The entrance to the School of Education and Communication was full of mingling visitors and exhibitors from organisations, Jönköping municipality and CHILD research centre at JU. Together with Erikshjälpen and the County Administrative Board, JU organised this year's children's rights conference.
"This is a fantastic opportunity for JU to show that we pay attention to the Convention on the Rights of the Child and the work that is done around the county but also here at JU when it comes to children's rights," says Frida Lygnegård.
Children have the right to a safe childhood
Daniel Grahn, Secretary General of the children's rights organisation Erikshjälpen, opened the afternoon. He questioned whether the world really is what children dream of and went on to say that the possibility of realising one's dreams depends on where one lives.
Then Elisabeth Dahlin, the Ombudsman for Children, who is tasked with representing the rights of children and young people based on the Convention on the Rights of the Child and monitoring compliance with it, spoke.
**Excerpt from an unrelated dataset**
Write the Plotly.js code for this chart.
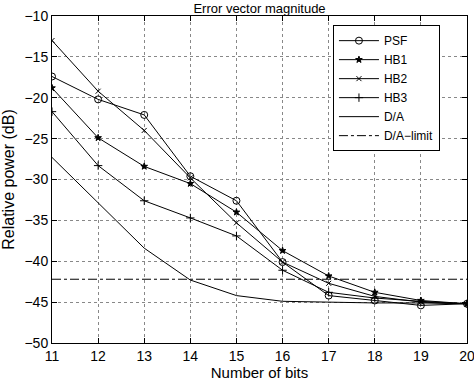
<!DOCTYPE html>
<html><head><meta charset="utf-8">
<script src="https://cdn.plot.ly/plotly-3.0.1.min.js"></script>
<style>html,body{margin:0;padding:0;background:#fff}#c{width:474px;height:381px}</style>
</head><body><div id="c"></div>
<script>
var bits = [11,12,13,14,15,16,17,18,19,20];
var psf = [-17.4,-20.2,-22.1,-29.6,-32.6,-40.1,-44.2,-44.8,-45.4,-45.2];
var hb1 = [-18.8,-24.9,-28.4,-30.5,-34.0,-38.7,-41.8,-43.8,-44.8,-45.2];
var hb2 = [-13.0,-19.2,-24.0,-29.8,-35.3,-40.1,-42.7,-44.3,-45.0,-45.2];
var hb3 = [-21.7,-28.3,-32.6,-34.7,-36.9,-41.1,-43.8,-44.5,-44.9,-45.2];
var da  = [-27.3,-32.9,-38.4,-42.3,-44.2,-44.9,-45.0,-45.1,-45.1,-45.2];
var daLimit = -42.2;
var names = ['PSF','HB1','HB2','HB3','D/A','D/A\u2212limit'];

var lineStyle = {color:'#000', width:1};
var traces = [
  {x:bits, y:psf, name:names[0], mode:'lines+markers', line:lineStyle, marker:{symbol:'circle-open', size:7, color:'#000', line:{width:1}}},
  {x:bits, y:hb1, name:names[1], mode:'lines+markers', line:lineStyle, marker:{symbol:'star', size:5, color:'#000', line:{width:1,color:'#000'}}},
  {x:bits, y:hb2, name:names[2], mode:'lines+markers', line:lineStyle, marker:{symbol:'x-thin-open', size:5, color:'#000', line:{width:1,color:'#000'}}},
  {x:bits, y:hb3, name:names[3], mode:'lines+markers', line:lineStyle, marker:{symbol:'cross-thin-open', size:6, color:'#000', line:{width:1,color:'#000'}}},
  {x:bits, y:da, name:names[4], mode:'lines', line:lineStyle},
  {x:[bits[0], bits[bits.length-1]], y:[daLimit, daLimit], name:names[5], mode:'lines', line:{color:'#000', width:1, dash:'dashdot'}}
];

var axisCommon = {
  automargin:false,
  showline:true, mirror:'ticks', linecolor:'#000', linewidth:1,
  ticks:'inside', ticklen:5, tickcolor:'#000',
  showgrid:true, gridcolor:'#888', griddash:'dot', gridwidth:1,
  zeroline:false, ticklabeloverflow:'allow',
  tickfont:{family:'Liberation Sans, Arial, sans-serif', size:14, color:'#000'}
};
var layout = {
  width:474, height:381,
  margin:{l:52, r:7, t:16, b:38},
  paper_bgcolor:'#fff', plot_bgcolor:'#fff',
  font:{family:'Liberation Sans, Arial, sans-serif', size:14, color:'#000'},
  title:{text:'Error vector magnitude', x:0.5, xanchor:'center', xref:'paper', y:0.978, yref:'container', yanchor:'middle', pad:{t:0,b:0}, font:{size:13}},
  xaxis:Object.assign({}, axisCommon, {range:[11,20], dtick:1, tick0:11, title:{text:'Number of bits', standoff:4, font:{size:15}}}),
  yaxis:Object.assign({}, axisCommon, {range:[-50,-10], dtick:5, tick0:-50, title:{text:'Relative power (dB)', standoff:6, font:{size:16}}}),
  showlegend:true,
  legend:{x:0.677, y:0.972, xanchor:'left', yanchor:'top', bgcolor:'#fff', bordercolor:'#000', borderwidth:1,
          font:{size:12}, tracegroupgap:0, itemwidth:40},
};
Plotly.newPlot('c', traces, layout, {staticPlot:true, displayModeBar:false});
</script></body></html>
She continued on the same theme, that all children have the right to a safe upbringing. Surveys show that inequality for children in Sweden is increasing and says that it is important to listen to the children and what research shows in order to find out what more can be done.
Young people were involved in the research process
As a researcher, Frida Lygnegård spoke about the importance of research communication to enable decisions to be made on a scientific basis. She does research on children's rights and talked about not underestimating children's capacity. She gave examples of what can be done to allow children to be involved in decisions that affect them, such as having the courage to step back and allow the child to take centre stage. In one study, she herself allowed young people to participate in the research process precisely to involve them.
The afternoon also included a panel debate and ended with a candlelight procession in Rådhusparken in Jönköping.